Cycling on footpaths is so much the norm, people think it’s legal!

Áilín Quinlan wants signs put up telling people that they cannot legally cycle on footpaths.
Something has to be done about the entitled thugs who rampage along our pavements on bicycles and e-scooters and who drive cars, vans and lorries at high speed through villages and towns across the county.
Let’s do the footpaths first. Bully-boys and bully-girls are cycling at speed on bikes and e-scooters right down the middle of even busy footpaths, utterly careless of the safety or welfare of others.
They use wheelchair ramps to mount footpaths at speed, ignoring those passers-by who have the bottle to protest, and forcing everyone else to get out of their way.
Another friend who lives in Bishopstown said a young cyclist rode up beside an elderly woman hobbling along on a stick - snatched her stick and threw it away.
A friend, who lives near the West Cork town of Skibbereen reports that young cyclists, mostly in their late teens, are flying along the pavements endangering pedestrians and ignoring repeated requests to cycle on the road.
A businessman in Clonakilty told me that customers have reported they’re increasingly cautious about walking out the doors of shops on main street for fear they’ll be hit by a bicycle or an e-scooter.
I could tell you about the time around a year ago when I politely asked a cyclist to cycle on the road, not the pavement. The man actually followed me – on his bike - to inform me, in the most righteous of tones, that, in fact, what he was doing was perfectly legal.
Did I feel intimidated? Did I what !This is what it’s come to. They. Think. It’s. Legal! Let me emphasise: It’s not!
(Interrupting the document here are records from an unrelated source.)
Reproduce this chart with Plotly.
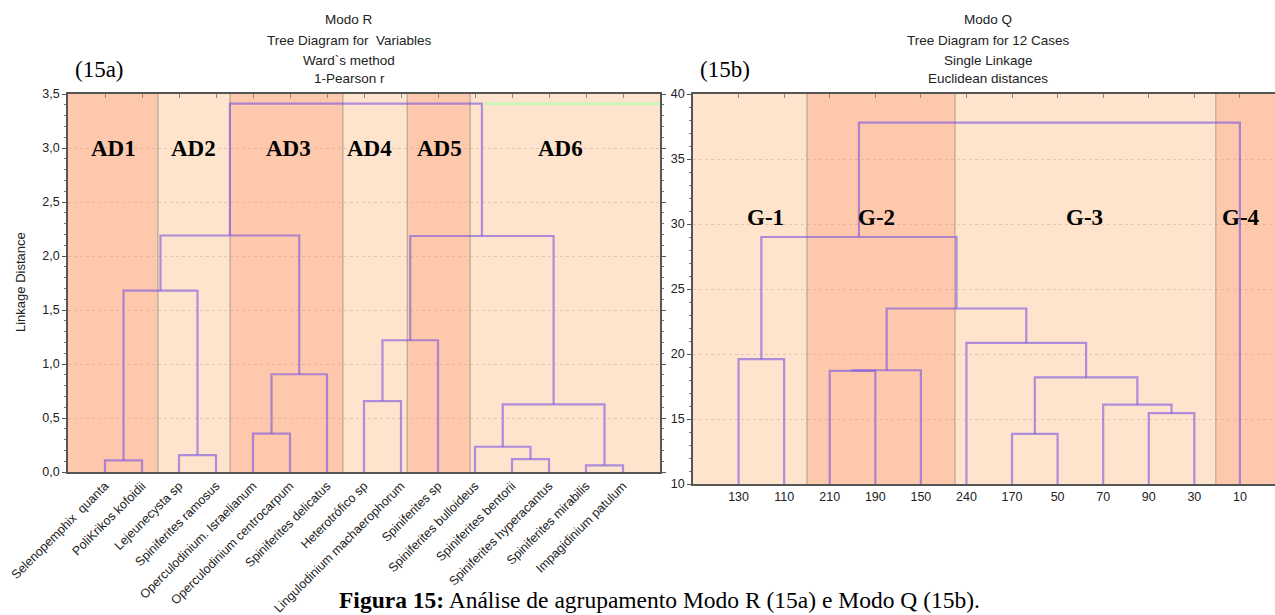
import plotly.graph_objects as go

W, H = 1275, 615

# ---------------- Modo R (15a) data ----------------
r_labels = ["Selenopemphix  quanta", "PoliKrikos kofoidii", "Lejeunecysta sp",
            "Spiniferites ramosus", "Operculodinium. Israelianum",
            "Operculodinium centrocarpum", "Spiniferites delicatus",
            "Heterotrófico sp", "Lingulodinium machaerophorum", "Spiniferites sp",
            "Spiniferites bulloideus", "Spiniferites bentorii",
            "Spiniferites hyperacantus", "Spiniferites mirabilis",
            "Impagidinium patulum"]
# merges: cluster ids < n are leaves; merge k creates cluster n+k
r_merge_a = [0, 2, 15, 4, 18, 17, 7, 21, 11, 10, 13, 24, 22, 20]
r_merge_b = [1, 3, 16, 5, 6, 19, 8, 9, 12, 23, 14, 25, 26, 27]
r_heights = [0.108, 0.157, 1.68, 0.355, 0.905, 2.19, 0.657, 1.22, 0.12,
             0.234, 0.062, 0.627, 2.185, 3.41]
r_groups = ["AD1", "AD2", "AD3", "AD4", "AD5", "AD6"]
r_group_edges = [-1, 1.43, 3.38, 6.43, 8.17, 9.87, 15]
r_group_label_x = [0.22, 2.38, 4.97, 7.14, 9.05, 12.32]

# ---------------- Modo Q (15b) data ----------------
q_labels = ["130", "110", "210", "190", "150", "240", "170", "50", "70", "90", "30", "10"]
q_merge_a = [0, 2, 13, 6, 9, 8, 15, 5, 14, 12, 21]
q_merge_b = [1, 3, 4, 7, 10, 16, 17, 18, 19, 20, 11]
q_heights = [19.6, 18.7, 18.75, 13.85, 15.45, 16.1, 18.2, 20.85, 23.5, 29.0, 37.8]
q_groups = ["G-1", "G-2", "G-3", "G-4"]
q_group_edges = [-1, 1.5, 4.75, 10.47, 11.77]
q_group_label_x = [0.58, 3.03, 7.6, 11.02]

SALMON = "#fdc8ab"
LIGHT = "#fee4cc"
band_colors_r = [SALMON, LIGHT, SALMON, LIGHT, SALMON, LIGHT]
band_colors_q = [LIGHT, SALMON, LIGHT, SALMON]
LINE = "rgba(122,84,226,0.6)"


def dendro(n, a, b, h, base):
    xpos = list(range(n)) + [None] * len(h)
    ypos = [base] * n + list(h)
    xs, ys = [], []
    for k, (i, j, hh) in enumerate(zip(a, b, h)):
        xs += [xpos[i], xpos[i], xpos[j], xpos[j], None]
        ys += [ypos[i], hh, hh, ypos[j], None]
        xpos[n + k] = (xpos[i] + xpos[j]) / 2
    return xs, ys, xpos


rx, ry, rpos = dendro(len(r_labels), r_merge_a, r_merge_b, r_heights, 0)
qx, qy, qpos = dendro(len(q_labels), q_merge_a, q_merge_b, q_heights, 0)


def px_x(p):
    return p / W


def px_y(p):
    return (H - p) / H


fig = go.Figure()
fig.add_trace(go.Scatter(x=rx, y=ry, mode="lines", line=dict(color=LINE, width=2.2),
                         xaxis="x", yaxis="y", hoverinfo="skip", showlegend=False))
# pale green continuation line at top of tree R (right of the last join)
x_last = rpos[r_merge_b[-1]]
fig.add_trace(go.Scatter(x=[x_last + 0.05, 15], y=[r_heights[-1], r_heights[-1]], mode="lines",
                         line=dict(color="#cdf5b8", width=3), xaxis="x", yaxis="y",
                         hoverinfo="skip", showlegend=False))
fig.add_trace(go.Scatter(x=qx, y=qy, mode="lines", line=dict(color=LINE, width=2.2),
                         xaxis="x2", yaxis="y2", hoverinfo="skip", showlegend=False))
# dummy traces for top tick axes
fig.add_trace(go.Scatter(x=[None], y=[None], xaxis="x3", yaxis="y", showlegend=False))
fig.add_trace(go.Scatter(x=[None], y=[None], xaxis="x4", yaxis="y2", showlegend=False))

shapes = []
for i, c in enumerate(band_colors_r):
    shapes.append(dict(type="rect", xref="x", yref="y domain", x0=r_group_edges[i],
                       x1=r_group_edges[i + 1], y0=0, y1=1, fillcolor=c,
                       line=dict(width=0), layer="below"))
for e in r_group_edges[1:-1]:
    shapes.append(dict(type="line", xref="x", yref="y domain", x0=e, x1=e, y0=0, y1=1,
                       line=dict(color="rgba(120,110,100,0.45)", width=1.3), layer="below"))
for i, c in enumerate(band_colors_q):
    shapes.append(dict(type="rect", xref="x2", yref="y2 domain", x0=q_group_edges[i],
                       x1=q_group_edges[i + 1], y0=0, y1=1, fillcolor=c,
                       line=dict(width=0), layer="below"))
for e in q_group_edges[1:-1]:
    shapes.append(dict(type="line", xref="x2", yref="y2 domain", x0=e, x1=e, y0=0, y1=1,
                       line=dict(color="rgba(120,110,100,0.45)", width=1.3), layer="below"))

ann = []
BIG = dict(family="Liberation Serif, Times New Roman, serif", size=23, color="black")
for g, gx in zip(r_groups, r_group_label_x):
    ann.append(dict(x=gx, y=3.0, xref="x", yref="y", text="<b>%s</b>" % g,
                    showarrow=False, font=BIG, xanchor="center", yanchor="middle"))
for g, gx in zip(q_groups, q_group_label_x):
    ann.append(dict(x=gx, y=30.5, xref="x2", yref="y2", text="<b>%s</b>" % g,
                    showarrow=False, font=BIG, xanchor="center", yanchor="middle"))

TF = dict(family="Liberation Sans, Arial, sans-serif", size=13.5, color="#222")
title_r = ["Modo R", "Tree Diagram for  Variables", "Ward`s method", "1-Pearson r"]
title_q = ["Modo Q", "Tree Diagram for 12 Cases", "Single Linkage", "Euclidean distances"]
ty = [20, 40.5, 60.5, 79]
for t, yy in zip(title_r, ty):
    ann.append(dict(x=px_x(349), y=px_y(yy), xref="paper", yref="paper", text=t,
                    showarrow=False, font=TF, xanchor="center", yanchor="middle"))
for t, yy in zip(title_q, ty):
    ann.append(dict(x=px_x(988), y=px_y(yy), xref="paper", yref="paper", text=t,
                    showarrow=False, font=TF, xanchor="center", yanchor="middle"))

PF = dict(family="Liberation Serif, Times New Roman, serif", size=23, color="black")
ann.append(dict(x=px_x(99), y=px_y(70), xref="paper", yref="paper", text="(15a)",
                showarrow=False, font=PF, xanchor="center", yanchor="middle"))
ann.append(dict(x=px_x(725), y=px_y(70), xref="paper", yref="paper", text="(15b)",
                showarrow=False, font=PF, xanchor="center", yanchor="middle"))
ann.append(dict(x=px_x(337), y=px_y(585), xref="paper", yref="paper",
                text="<b>Figura 15:</b> Análise de agrupamento Modo R (15a) e Modo Q (15b).",
                showarrow=False, xanchor="left", yanchor="top",
                font=dict(family="Liberation Serif, Times New Roman, serif", size=23.5,
                          color="black")))
ann.append(dict(x=px_x(20), y=px_y(282), xref="paper", yref="paper",
                text="Linkage Distance", textangle=-90, showarrow=False,
                xanchor="center", yanchor="middle",
                font=dict(family="Liberation Sans, Arial, sans-serif", size=13, color="#222")))

TICKF = dict(family="Liberation Sans, Arial, sans-serif", size=12.5, color="#222")
AXC = "#555"
GRID = "rgba(185,150,130,0.35)"

fig.update_layout(
    width=W, height=H, autosize=False,
    margin=dict(l=0, r=0, t=0, b=0, autoexpand=False),
    paper_bgcolor="white", plot_bgcolor="white",
    separators=",.",
    shapes=shapes, annotations=ann,
    font=TICKF,
    xaxis=dict(domain=[px_x(68), px_x(660)], range=[-1, 15], anchor="y", automargin=False,
               tickmode="array", tickvals=list(range(len(r_labels))), ticktext=r_labels,
               tickangle=-45, tickfont=TICKF, ticks="", showgrid=False, zeroline=False,
               showline=True, linecolor=AXC, linewidth=1.5, mirror=True),
    yaxis=dict(domain=[px_y(472), px_y(94)], range=[0, 3.5], anchor="x", automargin=False,
               dtick=0.5, tickformat=".1f", tickfont=TICKF, ticks="outside", ticklen=4,
               tickcolor=AXC, showline=True, linecolor=AXC, linewidth=1.5, mirror="ticks",
               showgrid=True, gridcolor=GRID, griddash="dot", zeroline=False,
               minor=dict(dtick=0.1, ticks="outside", ticklen=2, tickcolor="#777")),
    xaxis3=dict(overlaying="x", side="top", range=[-1, 15], anchor="y", automargin=False,
                tickmode="array", tickvals=list(range(len(r_labels))),
                showticklabels=False, ticks="inside", ticklen=4, tickcolor="#888",
                showgrid=False, zeroline=False, showline=False),
    xaxis2=dict(domain=[px_x(693), 1.0], range=[-1, 11.77], anchor="y2", automargin=False,
                tickmode="array", tickvals=list(range(len(q_labels))), ticktext=q_labels,
                tickangle=0, tickfont=TICKF, ticks="", showgrid=False, zeroline=False,
                showline=True, linecolor=AXC, linewidth=1.5, mirror=True),
    yaxis2=dict(domain=[px_y(484), px_y(94)], range=[10, 40], anchor="x2", automargin=False,
                dtick=5, tickfont=TICKF, ticks="outside", ticklen=4, tickcolor=AXC,
                showline=True, linecolor=AXC, linewidth=1.5, mirror="ticks",
                showgrid=True, gridcolor=GRID, griddash="dot", zeroline=False,
                minor=dict(dtick=1, ticks="outside", ticklen=2, tickcolor="#777")),
    xaxis4=dict(overlaying="x2", side="top", range=[-1, 11.77], anchor="y2", automargin=False,
                tickmode="array", tickvals=list(range(len(q_labels))),
                showticklabels=False, ticks="inside", ticklen=4, tickcolor="#888",
                showgrid=False, zeroline=False, showline=False),
)

fig.write_html("out.html", config={"displayModeBar": False},
               post_script="document.body.style.margin='0px';")
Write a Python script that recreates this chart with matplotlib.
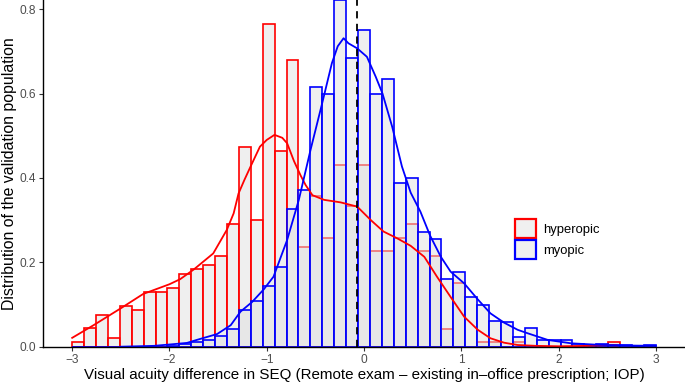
import numpy as np
import matplotlib
matplotlib.use("Agg")
import matplotlib.pyplot as plt
from matplotlib.patches import Patch

plt.rcParams['font.family'] = ['Liberation Sans', 'DejaVu Sans']

# ---- data ----
bin_range = (-3.0, 3.0)
n_bins = 49

hyperopic_density = [
    0.010, 0.044, 0.076, 0.021, 0.096, 0.086, 0.129, 0.129, 0.140, 0.172,
    0.183, 0.194, 0.215, 0.291, 0.474, 0.301, 0.765, 0.464, 0.679, 0.237,
    0.356, 0.258, 0.431, 0.334, 0.431, 0.226, 0.226, 0.258, 0.291, 0.226,
    0.216, 0.043, 0.151, 0.000, 0.010, 0.010, 0.000, 0.010, 0.000, 0.000,
    0.000, 0.000, 0.000, 0.000, 0.000, 0.010, 0.000, 0.000, 0.000]

myopic_density = [
    0.000, 0.000, 0.000, 0.000, 0.000, 0.000, 0.000, 0.000, 0.002, 0.006,
    0.011, 0.017, 0.026, 0.041, 0.088, 0.108, 0.143, 0.189, 0.327, 0.372,
    0.615, 0.599, 0.821, 0.683, 0.750, 0.599, 0.635, 0.387, 0.400, 0.272,
    0.256, 0.160, 0.176, 0.1185, 0.098, 0.062, 0.058, 0.024, 0.045, 0.016,
    0.016, 0.016, 0.006, 0.004, 0.006, 0.004, 0.004, 0.002, 0.004]

hyper_kde_x = [-3.0, -2.78, -2.5, -2.27, -2.0, -1.89, -1.75, -1.55, -1.48, -1.41,
               -1.34, -1.29, -1.23, -1.17, -1.07, -1.0, -0.92, -0.84, -0.79, -0.72,
               -0.65, -0.60, -0.53, -0.41, -0.24, -0.07, 0.07, 0.20, 0.34, 0.48,
               0.62, 0.75, 0.89, 1.03, 1.17, 1.30, 1.44, 1.58, 1.77, 2.0,
               2.3, 2.5, 2.6]
hyper_kde_y = [0.021, 0.051, 0.091, 0.125, 0.148, 0.160, 0.183, 0.221, 0.249, 0.277,
               0.316, 0.363, 0.395, 0.425, 0.474, 0.490, 0.502, 0.495, 0.482, 0.440,
               0.405, 0.383, 0.359, 0.348, 0.342, 0.332, 0.300, 0.273, 0.257, 0.239,
               0.213, 0.166, 0.118, 0.071, 0.040, 0.020, 0.0095, 0.004, 0.002, 0.001,
               0.002, 0.004, 0.003]

myo_kde_x = [-2.5, -2.16, -1.96, -1.82, -1.72, -1.51, -1.37, -1.27, -1.15, -1.03,
             -0.93, -0.79, -0.67, -0.55, -0.43, -0.33, -0.27, -0.21, -0.16, -0.07,
             0.03, 0.12, 0.19, 0.29, 0.39, 0.48, 0.58, 0.68, 0.79, 0.89,
             1.03, 1.17, 1.30, 1.44, 1.58, 1.68, 1.89, 2.13, 2.37, 2.64, 3.0]
myo_kde_y = [0.000, 0.002, 0.006, 0.009, 0.016, 0.030, 0.051, 0.083, 0.106, 0.136,
             0.166, 0.253, 0.348, 0.466, 0.577, 0.672, 0.712, 0.731, 0.719, 0.707,
             0.687, 0.640, 0.600, 0.521, 0.427, 0.365, 0.320, 0.263, 0.213, 0.178,
             0.150, 0.112, 0.079, 0.057, 0.040, 0.032, 0.016, 0.008, 0.005, 0.003, 0.002]

mean_diff = -0.07
group_labels = ["hyperopic", "myopic"]
group_colors = ["#FF0000", "#0000FF"]

# ---- figure ----
W, H = 685, 384
fig = plt.figure(figsize=(W / 100, H / 100), dpi=100)
ax = fig.add_axes([43 / W, 37.3 / H, 642 / W, 346.7 / H])

edges = np.linspace(bin_range[0], bin_range[1], n_bins + 1)
widths = np.diff(edges)
fill = (0.88, 0.88, 0.88, 0.5)

for dens, col in zip([hyperopic_density, myopic_density], group_colors):
    ax.bar(edges[:-1], dens, width=widths, align='edge', facecolor=fill,
           edgecolor=col, linewidth=1.2)

ax.plot(hyper_kde_x, hyper_kde_y, color=group_colors[0], lw=1.3)
ax.plot(myo_kde_x, myo_kde_y, color=group_colors[1], lw=1.3)
ax.axvline(mean_diff, color='black', ls=(0, (4, 3)), lw=1.3)

ax.set_xlim(-3.3, 3.3)
ax.set_ylim(0, 0.8216)
ax.set_xticks([-3, -2, -1, 0, 1, 2, 3])
ax.set_yticks([0.0, 0.2, 0.4, 0.6, 0.8])
ax.set_yticklabels(["0.0", "0.2", "0.4", "0.6", "0.8"])
ax.tick_params(axis='both', labelsize=8.6, labelcolor='#4D4D4D', color='#333333',
               length=3, width=0.8, pad=2)

for s in ['top', 'right']:
    ax.spines[s].set_visible(False)
for s in ['left', 'bottom']:
    ax.spines[s].set_color('black')
    ax.spines[s].set_linewidth(1.0)

ax.set_xlabel("Visual acuity difference in SEQ (Remote exam \u2013 existing in\u2013office prescription; IOP)",
              fontsize=10.9, color='black', labelpad=2)
ax.set_ylabel("Distribution of the validation population", fontsize=11.4, color='black', labelpad=2)

handles = [Patch(facecolor='#f0f0f0', edgecolor=c, linewidth=1.6) for c in group_colors]
ax.legend(handles, group_labels, loc='upper left', bbox_to_anchor=(0.735, 0.368),
          frameon=False, fontsize=9.4, handlelength=1.65, handleheight=1.9,
          handletextpad=0.55, labelspacing=0.12, borderpad=0, borderaxespad=0)

fig.savefig("out.png", dpi=100)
I’m calling on our local authorities to install huge ‘No Cycling on the Pavement’ signs with big red X’d circles around images of cyclists/e-scooter.
The signs are needed on all footpaths in residential and commercial areas across the city and county.
Because it’s not just the children and teenagers who are doing it. It’s their parents! It’s their aunties, their uncles, their cousins, friends and neighbours!
Organisations like the city and county councils, the GAA, Tidy Towns, community action groups, schools and universities need to join with politicians, the government, the Road Safety Authority and the Garda Siochana to run a really determined and effective campaign, which is supported by the public, on this issue.
Secondly, we need speed bumps on our roads. Everywhere. Some lucky places like Ballincollig already have them. But speed bumps, like No Cycling pavement signs, are now urgently needed in every kind of residential and commercial setting, large and small, across the county.
Let me give an example. It’s a particularly good one because I know it so well.
There are so-called electronic traffic-calming signs outside the two small sister villages of Enniskeane and Ballineen in West Cork, exhorting motorists to slow down. Are these signs working? My eye they’re working.
Motorists are screaming through the villages and up and down the network of approach roads at all hours of the day and night. I should know. I live in the area.
I hear them cannonballing along the approach roads to these villages. I see the way motorists just barrel through the villages. And then, later still, the boy-racers come out, shattering the quiet night with the high pitched screams of their engines…
I can testify to it. I see them. I encounter these lunatics every day.Even though the main road through Enniskeane and Ballineen is not a particularly wide one, and even though there are often cars parked alongside the local shop or post office, drivers will not wait behind a parked vehicle on their side of the road for an oncoming vehicle to pass by across the road. They come right out around parked vehicles straight at you – and at speed.
The tiny village of Shannonvale, outside Clonakilty, is another place being battered by high-speed traffic. Residents were relieved a few years ago when temporary speed bumps were installed for the duration of roadworks on the nearby N71. They thought they’d be replaced by permanent speed bumps.
Speed bumps and other effective road calming measures are urgently required at regular intervals on the approach to and throughout these villages. There are road doughnuts at many junctions throughout West Cork, a sure sign that lunatics are rampaging, unimpeded, through the countryside at all hours of the day and night – and take it as a given that they don’t slow down just because they’re entering a small village. Those three villages are only an example of how Cork communities are being abused by speeding motorists – ironically at a time when increasing concern is being voiced at the increase in road deaths.
Speed bumps need to be installed throughout all villages and towns in county Cork, and signs need to go up on all our pavements forbidding people to cycle on them. Can’t we all do something about these lunatics? They are ruining our lives.